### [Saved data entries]
>>

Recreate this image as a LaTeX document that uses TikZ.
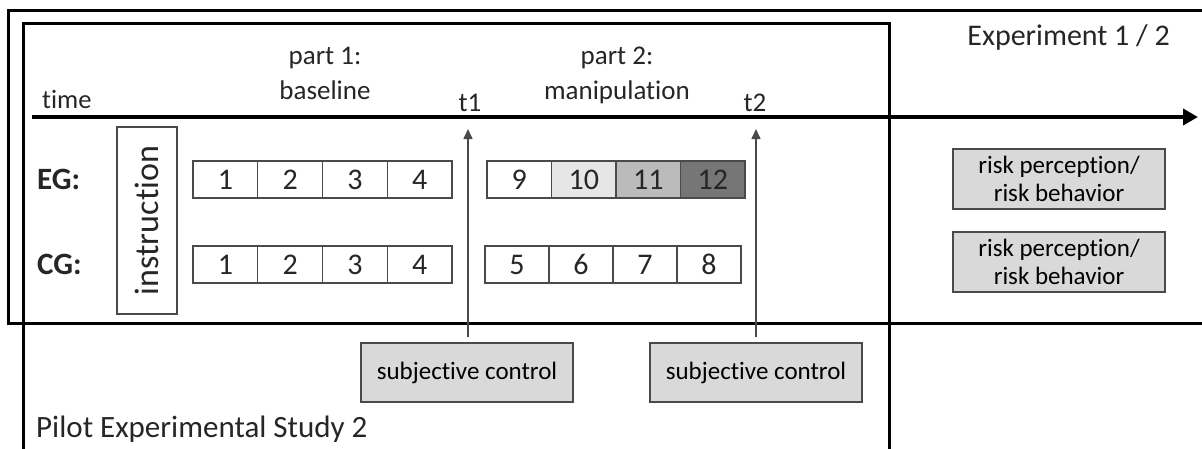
\documentclass[tikz,border=0pt]{standalone}
\usepackage{fontspec}
\setmainfont[Ligatures=NoCommon]{Carlito}
\usetikzlibrary{arrows.meta}
\definecolor{txt}{HTML}{262626}
\definecolor{edge}{HTML}{4A4A4A}
\definecolor{boxfill}{HTML}{D9D9D9}
\definecolor{gA}{HTML}{E6E6E6}
\definecolor{gB}{HTML}{BBBBBB}
\definecolor{gC}{HTML}{767676}
\tikzset{
  frame/.style={draw=black, line width=3pt},
  cell/.style={draw=edge, line width=1.3pt, minimum width=64.75pt, minimum height=37pt, inner sep=0pt, text=txt, font=\fontsize{30}{32}\selectfont},
  graybox/.style={draw=edge, fill=boxfill, line width=1.5pt, minimum width=212pt, inner sep=0pt, text=black, align=center, font=\fontsize{25}{28}\selectfont},
  lbl/.style={inner sep=0pt, text=txt},
  tarrow/.style={draw=edge, line width=1.5pt, -{Triangle[length=10pt,width=9pt]}},
}
\begin{document}
\begin{tikzpicture}[x=1pt,y=-1pt]
\useasboundingbox (0,0) rectangle (1202,448);
\clip (0,0) rectangle (1202,448);
\fill[white] (0,0) rectangle (1202,448);
% frames
\draw[frame] (8,10) rectangle (1220,323);
\draw[frame] (23,23) rectangle (889,470);
% timeline
\coordinate (tl0) at (32,117);
\coordinate (tl1) at (1198,117);
\draw[line width=4pt, -{Triangle[length=15pt,width=16pt]}] (tl0) -- (tl1);
% header texts
\node[lbl, anchor=base west, font=\fontsize{26.5}{30}\selectfont] (time) at (42,108) {time};
\node[lbl, anchor=base, align=center, font=\fontsize{27}{35}\selectfont] (p1) at (325,99) {part 1:\\baseline};
\node[lbl, anchor=base, align=center, font=\fontsize{27}{35}\selectfont] (p2) at (617,99) {part 2:\\manipulation};
\node[lbl, anchor=base, font=\fontsize{27}{30}\selectfont] (t1) at (470,111) {t1};
\node[lbl, anchor=base, font=\fontsize{27}{30}\selectfont] (t2) at (755,111) {t2};
\node[lbl, anchor=base east, font=\fontsize{30}{34}\selectfont] (exp) at (1170,45) {Experiment 1 / 2};
\node[lbl, anchor=base west, font=\fontsize{31}{34}\selectfont] (pilot) at (36,437) {Pilot Experimental Study 2};
% group labels
\node[lbl, anchor=west, font=\fontsize{31}{34}\selectfont\bfseries] (eg) at (37,179.5) {EG:};
\node[lbl, anchor=west, font=\fontsize{31}{34}\selectfont\bfseries] (cg) at (37,264.5) {CG:};
% instruction
\node[draw=edge, line width=1.3pt, rotate=90, minimum width=187pt, minimum height=60pt, inner sep=0pt, text=txt, font=\fontsize{34}{36}\selectfont] (instr) at (147,220.5) {instruction};
% EG cells
\node[cell] (e1) at (225.4,179.5) {1};
\node[cell] (e2) at (290.1,179.5) {2};
\node[cell] (e3) at (354.9,179.5) {3};
\node[cell] (e4) at (419.6,179.5) {4};
\node[cell, minimum width=64.5pt] (e9) at (519.3,179.5) {9};
\node[cell, minimum width=64.5pt, fill=gA] (e10) at (583.8,179.5) {10};
\node[cell, minimum width=64.5pt, fill=gB] (e11) at (648.3,179.5) {11};
\node[cell, minimum width=64.5pt, fill=gC] (e12) at (712.8,179.5) {12};
% CG cells
\node[cell] (c1) at (225.4,264.5) {1};
\node[cell] (c2) at (290.1,264.5) {2};
\node[cell] (c3) at (354.9,264.5) {3};
\node[cell] (c4) at (419.6,264.5) {4};
\node[cell, minimum width=64pt] (c5) at (517,264.5) {5};
\node[cell, minimum width=64pt] (c6) at (581,264.5) {6};
\node[cell, minimum width=64pt] (c7) at (645,264.5) {7};
\node[cell, minimum width=64pt] (c8) at (709,264.5) {8};
% risk boxes
\node[graybox, minimum height=60pt] (r1) at (1059,179) {risk perception/\\risk behavior};
\node[graybox, minimum height=60pt] (r2) at (1059,262) {risk perception/\\risk behavior};
% subjective control boxes
\node[graybox, minimum height=59pt] (s1) at (467,372.5) {subjective control};
\node[graybox, minimum height=59pt] (s2) at (756,372.5) {subjective control};
% measurement arrows
\coordinate (a1) at (468,129);
\coordinate (a2) at (756,129);
\draw[tarrow] ([xshift=1pt,yshift=5pt]s1.north) -- (a1);
\draw[tarrow] ([yshift=5pt]s2.north) -- (a2);
\end{tikzpicture}
\end{document}
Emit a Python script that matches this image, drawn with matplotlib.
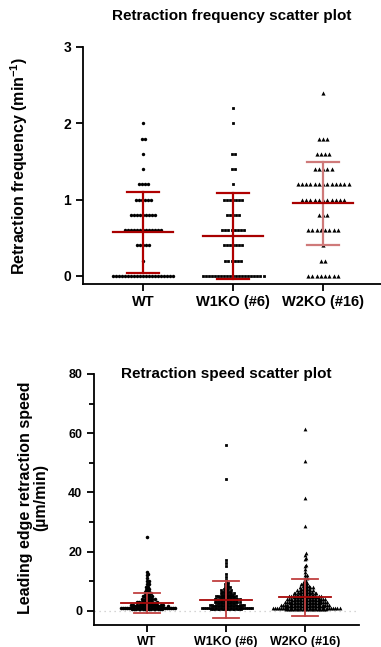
import numpy as np
import matplotlib
matplotlib.use('Agg')
import matplotlib.pyplot as plt

plt.rcParams['font.family'] = ['Liberation Sans', 'DejaVu Sans']
plt.rcParams['font.weight'] = 'bold'
plt.rcParams['axes.labelweight'] = 'bold'
plt.rcParams['mathtext.fontset'] = 'custom'
plt.rcParams['mathtext.rm'] = 'Liberation Sans:bold'
plt.rcParams['mathtext.default'] = 'rm'

groups = ['WT', 'W1KO (#6)', 'W2KO (#16)']
markers = ['o', 's', '^']

# retraction frequency (min^-1): value levels and how many cells sit on each
freq_levels = [0.0, 0.2, 0.4, 0.6, 0.8, 1.0, 1.2, 1.4, 1.6, 1.8, 2.0, 2.2, 2.4]
wt_freq_counts = [21, 1, 5, 13, 9, 6, 4, 1, 1, 2, 1, 0, 0]
w1_freq_counts = [21, 6, 7, 8, 5, 7, 1, 2, 2, 0, 1, 1, 0]
w2_freq_counts = [8, 2, 1, 8, 3, 11, 13, 5, 4, 3, 0, 0, 1]
freq_mean = [0.57, 0.52, 0.95]
freq_sd_lo = [0.04, -0.04, 0.40]
freq_sd_hi = [1.10, 1.09, 1.49]

# retraction speed (um/min)
wt_speed_vals = [0.5, 1, 1.5, 2, 2.5, 3, 3.5, 4, 4.5, 5, 5.5, 6, 6.5, 7, 7.5, 8,
                 9, 10, 11, 12, 12.5, 13, 25]
wt_speed_counts = [15, 21, 16, 10, 8, 7, 5, 5, 4, 4, 3, 3, 3, 2, 2, 2,
                   2, 2, 1, 1, 1, 1, 1]
w1_speed_vals = [0.5, 1, 1.5, 2, 2.5, 3, 3.5, 4, 4.5, 5, 5.5, 6, 6.5, 7, 7.5, 8,
                 8.5, 9, 9.5, 10.5, 11.5, 12.5, 15, 16, 17, 44.5, 56]
w1_speed_counts = [15, 19, 14, 11, 9, 9, 9, 9, 8, 7, 6, 5, 5, 4, 3, 3,
                   2, 2, 2, 1, 1, 1, 1, 1, 1, 1, 1]
w2_speed_vals = [0.5, 1, 1.5, 2, 2.5, 3, 3.5, 4, 4.5, 5, 5.5, 6, 6.5, 7, 7.5, 8,
                 8.5, 9, 9.5, 10, 11, 12, 13, 14, 15, 15.5, 17.5, 18, 19, 19.5,
                 28.5, 38, 50.5, 61.5]
w2_speed_counts = [20, 24, 19, 16, 15, 15, 14, 13, 12, 11, 9, 8, 7, 6, 5, 5,
                   4, 3, 3, 2, 2, 2, 1, 1, 1, 1, 1, 1, 1, 1,
                   1, 1, 1, 1]
speed_mean = [2.7, 3.8, 4.5]
speed_sd_lo = [-0.7, -2.5, -1.8]
speed_sd_hi = [6.1, 10.1, 10.6]

W, H = 381, 647
fig = plt.figure(figsize=(W / 100, H / 100), dpi=100)


def px_scale(ax):
    pos = ax.get_position()
    x0, x1 = ax.get_xlim()
    y0, y1 = ax.get_ylim()
    return pos.width * W / (x1 - x0), pos.height * H / (y1 - y0)


def row_offsets(values, spacing):
    # GraphPad style: each value level gets a centred row
    out = np.zeros(len(values))
    for v in np.unique(values):
        idx = np.where(values == v)[0]
        n = len(idx)
        out[idx] = (np.arange(n) - (n - 1) / 2) * spacing
    return out


def swarm_offsets(ypx, d):
    order = np.argsort(ypx)
    xs = np.zeros(len(ypx))
    placed_x, placed_y = [], []
    step = d / 3
    for i in order:
        y = ypx[i]
        px = np.array(placed_x)
        py = np.array(placed_y)
        near = np.abs(py - y) < d if len(py) else np.array([], bool)
        nx, ny = px[near], py[near]
        k = 0
        while True:
            for cand in ([0.0] if k == 0 else [k * step, -k * step]):
                if len(nx) == 0 or np.all((nx - cand) ** 2 + (ny - y) ** 2 >= d * d):
                    xs[i] = cand
                    break
            else:
                k += 1
                continue
            break
        placed_x.append(xs[i])
        placed_y.append(y)
    return xs


def style_axes(ax):
    for s in ['top', 'right']:
        ax.spines[s].set_visible(False)
    for s in ['left', 'bottom']:
        ax.spines[s].set_linewidth(1.3)
    ax.tick_params(width=1.3, length=5)
    ax.set_xticks(range(3))
    ax.set_xticklabels(groups)


def error_bars(ax, means, lo, hi, mean_hw, cap_hw, lw, colors):
    for i in range(3):
        c_mean, c_sd = colors[i]
        ax.plot([i, i], [lo[i], hi[i]], color=c_sd, lw=lw, zorder=3)
        ax.plot([i - cap_hw, i + cap_hw], [lo[i], lo[i]], color=c_sd, lw=lw, zorder=3)
        ax.plot([i - cap_hw, i + cap_hw], [hi[i], hi[i]], color=c_sd, lw=lw, zorder=3)
        ax.plot([i - mean_hw, i + mean_hw], [means[i], means[i]], color=c_mean, lw=lw, zorder=3)


# ---------- top: retraction frequency ----------
ax1 = fig.add_axes([83 / W, 1 - 284 / H, 298 / W, 237 / H])
ax1.set_xlim(-0.667, 2.644)
ax1.set_ylim(-0.105, 3)
style_axes(ax1)
ax1.set_yticks([0, 1, 2, 3])
ax1.tick_params(axis='y', labelsize=10)
ax1.tick_params(axis='x', labelsize=10.5, pad=3)
sx, sy = px_scale(ax1)

freq_counts = [wt_freq_counts, w1_freq_counts, w2_freq_counts]
msize = [6, 4.0, 9]
row_gap = [3.0, 3.05, 4.25]
for i, counts in enumerate(freq_counts):
    vals = np.repeat(freq_levels, counts)
    off = row_offsets(vals, row_gap[i]) / sx
    pts = ax1.scatter(i + off, vals, s=msize[i], marker=markers[i], color='black',
                      linewidths=0, zorder=2)
    pts.set_snap(False)

top_colors = [('#a80000', '#b00000'), ('#a80000', '#b00000'), ('#a80000', '#cf7a7a')]
error_bars(ax1, freq_mean, freq_sd_lo, freq_sd_hi, 0.333, 0.18, 1.6, top_colors)
ax1.set_ylabel(r'Retraction frequency (min$^{-1}$)', fontsize=11.5)
ax1.yaxis.set_label_coords(-0.178, 0.5)
ax1.text(0.5, 1 + 31 / 237, 'Retraction frequency scatter plot', transform=ax1.transAxes,
         ha='center', va='center', fontsize=11)

# ---------- bottom: retraction speed ----------
ax2 = fig.add_axes([94 / W, 1 - 625 / H, 265 / W, 251 / H])
ax2.set_xlim(-0.67, 2.684)
ax2.set_ylim(-4.8, 80)
style_axes(ax2)
ax2.set_yticks([0, 20, 40, 60, 80])
ax2.set_yticks([10, 30, 50, 70], minor=True)
ax2.tick_params(axis='y', which='minor', length=3.5, width=1.3)
ax2.tick_params(axis='y', labelsize=9)
ax2.tick_params(axis='x', labelsize=9, pad=3)
ax2.axhline(0, color='#c8c8c8', lw=0.9, ls=(0, (1, 3)), zorder=1)
sx, sy = px_scale(ax2)

speed_sets = [(wt_speed_vals, wt_speed_counts), (w1_speed_vals, w1_speed_counts),
              (w2_speed_vals, w2_speed_counts)]
for i, (v, c) in enumerate(speed_sets):
    vals = np.repeat(v, c).astype(float)
    off = swarm_offsets(vals * sy, 1.8) / sx
    pts = ax2.scatter(i + off, vals, s=[6.5, 4.0, 7.5][i], marker=markers[i], color='black',
                      linewidths=0, zorder=2)
    pts.set_snap(False)

bot_colors = [('#a80808', '#c04040'), ('#a80808', '#c04040'), ('#a80808', '#c04040')]
error_bars(ax2, speed_mean, speed_sd_lo, speed_sd_hi, 0.33, 0.165, 1.3, bot_colors)
ax2.set_ylabel('Leading edge retraction speed\n(\u00b5m/min)', fontsize=11.5, linespacing=1.0)
ax2.yaxis.set_label_coords(-0.172, 0.506)
ax2.text(0.5, 1.0, 'Retraction speed scatter plot', transform=ax2.transAxes,
         ha='center', va='center', fontsize=11)

fig.savefig('out.png', dpi=100)
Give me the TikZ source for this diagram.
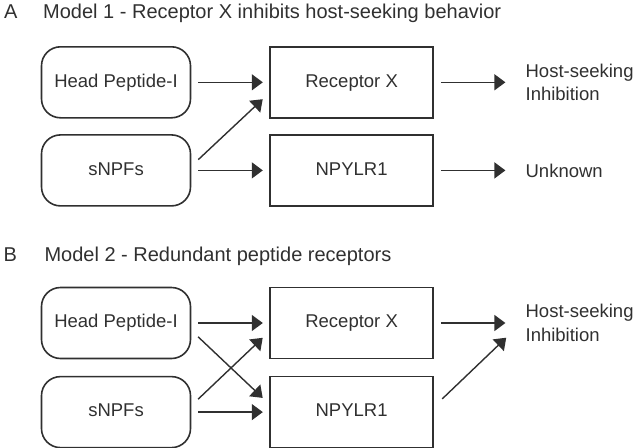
\documentclass[tikz,border=0pt]{standalone}
\usepackage{fontspec}
\setmainfont{Liberation Sans}
\usetikzlibrary{positioning,arrows.meta}
\definecolor{ink}{HTML}{303030}

\begin{document}
\begin{tikzpicture}[>={Triangle[length=11pt,width=16pt]}, node distance=78pt,
    every node/.style={font=\fontsize{18.5}{23.3}\selectfont, text=ink, inner sep=0pt},
    heading/.style={anchor=base west, font=\fontsize{20}{24}\selectfont},
    peptide/.style={draw=ink, line width=1.6pt, rounded corners=19pt, minimum width=149pt, minimum height=71pt, text height=13.5pt, text depth=3.9pt},
    receptor/.style={draw=ink, line width=1.6pt, minimum width=163pt, minimum height=71pt, text height=13.5pt, text depth=3.9pt},
    outcome/.style={align=left},
    link/.style={->, draw=ink, line width=1.4pt, shorten <=7pt, shorten >=6.5pt},
    cross/.style={->, draw=ink, line width=1.4pt}]
  \useasboundingbox (0,0) rectangle (642pt,-447pt);

  % Model 1
  \node (labA) [heading] at (4pt,-18.3pt) {A};
  \node (titleA) [heading] at (43pt,-18.3pt) {Model 1 - Receptor X inhibits host-seeking behavior};
  \node (hpA) [peptide] at (116pt,-82.3pt) {Head Peptide-I};
  \node (snA) [peptide, below=15.5pt of hpA] {sNPFs};
  \node (rxA) [receptor, right=of hpA] {Receptor X};
  \node (npA) [receptor, right=of snA] {NPYLR1};
  \node (hostA) [outcome, right=91.5pt of rxA] {Host-seeking\\Inhibition};
  \node (unkA) [outcome, right=91.5pt of npA] {Unknown};

  \draw[link] (hpA) -- (rxA);
  \draw[link] (snA) -- (npA);
  \draw[cross] ([shift={(7pt,10.8pt)}]snA.east) -- ([shift={(-6.6pt,-16.9pt)}]rxA.west);
  \draw[link, shorten >=20pt] (rxA) -- (hostA);
  \draw[link, shorten >=20pt] (npA) -- (unkA);

  % Model 2
  \node (labB) [heading] at (3.5pt,-261pt) {B};
  \node (titleB) [heading] at (44.3pt,-261pt) {Model 2 - Redundant peptide receptors};
  \node (hpB) [peptide, below=80pt of snA] {Head Peptide-I};
  \node (snB) [peptide, below=16.5pt of hpB] {sNPFs};
  \node (rxB) [receptor, right=of hpB] {Receptor X};
  \node (npB) [receptor, right=of snB] {NPYLR1};
  \node (hostB) [outcome, right=91.5pt of rxB] {Host-seeking\\Inhibition};

  \draw[link] (hpB) -- (rxB);
  \draw[link] (snB) -- (npB);
  \draw[cross] ([shift={(6.8pt,-13.8pt)}]hpB.east) -- ([shift={(-6.6pt,14.2pt)}]npB.west);
  \draw[cross] ([shift={(6.8pt,12.9pt)}]snB.east) -- ([shift={(-6.6pt,-14.8pt)}]rxB.west);
  \draw[link, shorten >=20pt] (rxB) -- (hostB);
  \draw[cross] ([shift={(8.3pt,13.2pt)}]npB.east) -- ([shift={(-19.2pt,-14.7pt)}]hostB.west);
\end{tikzpicture}
\end{document}
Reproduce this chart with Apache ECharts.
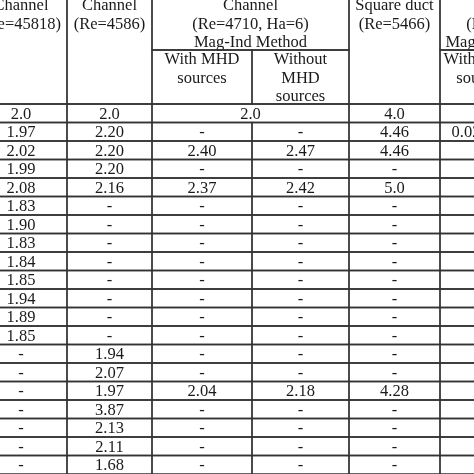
<!DOCTYPE html>
<html><head><meta charset="utf-8">
<script src="https://cdn.jsdelivr.net/npm/echarts@6/dist/echarts.min.js"></script>
<style>html,body{margin:0;padding:0;background:#fff}#c{width:474px;height:474px}</style>
</head><body><div id="c"></div>
<script>
// Column data (body rows)
const colRe45818 = ['2.0','1.97','2.02','1.99','2.08','1.83','1.90','1.83','1.84','1.85','1.94','1.89','1.85','-','-','-','-','-','-','-'];
const colRe4586  = ['2.0','2.20','2.20','2.20','2.16','-','-','-','-','-','-','-','-','1.94','2.07','1.97','3.87','2.13','2.11','1.68'];
const colWithMHD = ['2.0','-','2.40','-','2.37','-','-','-','-','-','-','-','-','-','-','2.04','-','-','-','-'];
const colWithout = ['2.0','-','2.47','-','2.42','-','-','-','-','-','-','-','-','-','-','2.18','-','-','-','-'];
const colSquare  = ['4.0','4.46','4.46','-','5.0','-','-','-','-','-','-','-','-','-','-','4.28','-','-','-','-'];
const colCut     = ['','0.02','','','','','','','','','','','','','','','','','',''];
const headers = ['Channel\n(Re=45818)','Channel\n(Re=4586)','Channel\n(Re=4710, Ha=6)\nMag-Ind Method','Square duct\n(Re=5466)','\n(Re=5466)\nMag-Ind Method'];
const subHeaders = ['With MHD\nsources','Without\nMHD\nsources','With MHD\nsources'];

// layout
const xEdges = [-25, 67, 152, 252, 349, 440, 564];
const headTop = -4, headMid = 50, headBot = 104, rowH = 18.5;

const cells = [];
function cell(x0,x1,y0,y1,text,top){cells.push([x0,x1,y0,y1,text,top?1:0]);}
cell(xEdges[0],xEdges[1],headTop,headBot,headers[0],true);
cell(xEdges[1],xEdges[2],headTop,headBot,headers[1],true);
cell(xEdges[2],xEdges[4],headTop,headMid,headers[2],true);
cell(xEdges[2],xEdges[3],headMid,headBot,subHeaders[0],true);
cell(xEdges[3],xEdges[4],headMid,headBot,subHeaders[1],true);
cell(xEdges[4],xEdges[5],headTop,headBot,headers[3],true);
cell(xEdges[5],xEdges[6],headTop,headMid,headers[4],true);
cell(xEdges[5],522,headMid,headBot,subHeaders[2],true);
const cols = [colRe45818,colRe4586,colWithMHD,colWithout,colSquare,colCut];
for(let r=0;r<colRe45818.length;r++){
  const y0=headBot+r*rowH, y1=y0+rowH;
  for(let c=0;c<cols.length;c++){
    if(r===0 && c===2){cell(xEdges[2],xEdges[4],y0,y1,colWithMHD[0],false);continue;}
    if(r===0 && c===3) continue;
    let x0=xEdges[c], x1=xEdges[c+1];
    if(c===5) x1=492;
    cell(x0,x1,y0,y1,cols[c][r],false);
  }
}

const chart = echarts.init(document.getElementById('c'));
chart.setOption({
  animation:false,
  grid:{left:0,right:0,top:0,bottom:0},
  xAxis:{type:'value',min:0,max:474,show:false},
  yAxis:{type:'value',min:0,max:474,inverse:true,show:false},
  series:[{
    type:'custom',
    data:cells,
    renderItem:(params,api)=>{
      const p0=api.coord([api.value(0),api.value(2)]);
      const p1=api.coord([api.value(1),api.value(3)]);
      const top=api.value(5)===1;
      const text=cells[params.dataIndex][4];
      return {type:'group',children:[
        {type:'rect',shape:{x:p0[0],y:p0[1],width:p1[0]-p0[0],height:p1[1]-p0[1]},
         style:{fill:'none',stroke:'#333',lineWidth:1.3}},
        {type:'text',x:(p0[0]+p1[0])/2,y:top?p0[1]+0.5:(p0[1]+p1[1])/2+1,
         style:{text:text,fill:'#1a1a1a',font:'16.5px "Liberation Serif", serif',
           align:'center',verticalAlign:top?'top':'middle',lineHeight:18.5}}
      ]};
    }
  }]
});
</script></body></html>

<<

### [EXERCISE AIM]
Go through the records above, find every line with the word "that", and list those lines.

### [RESPONSE TO THE EXERCISE]
Recreate this image as a LaTeX document that uses TikZ.
Emit a Python script that matches this image, drawn with matplotlib.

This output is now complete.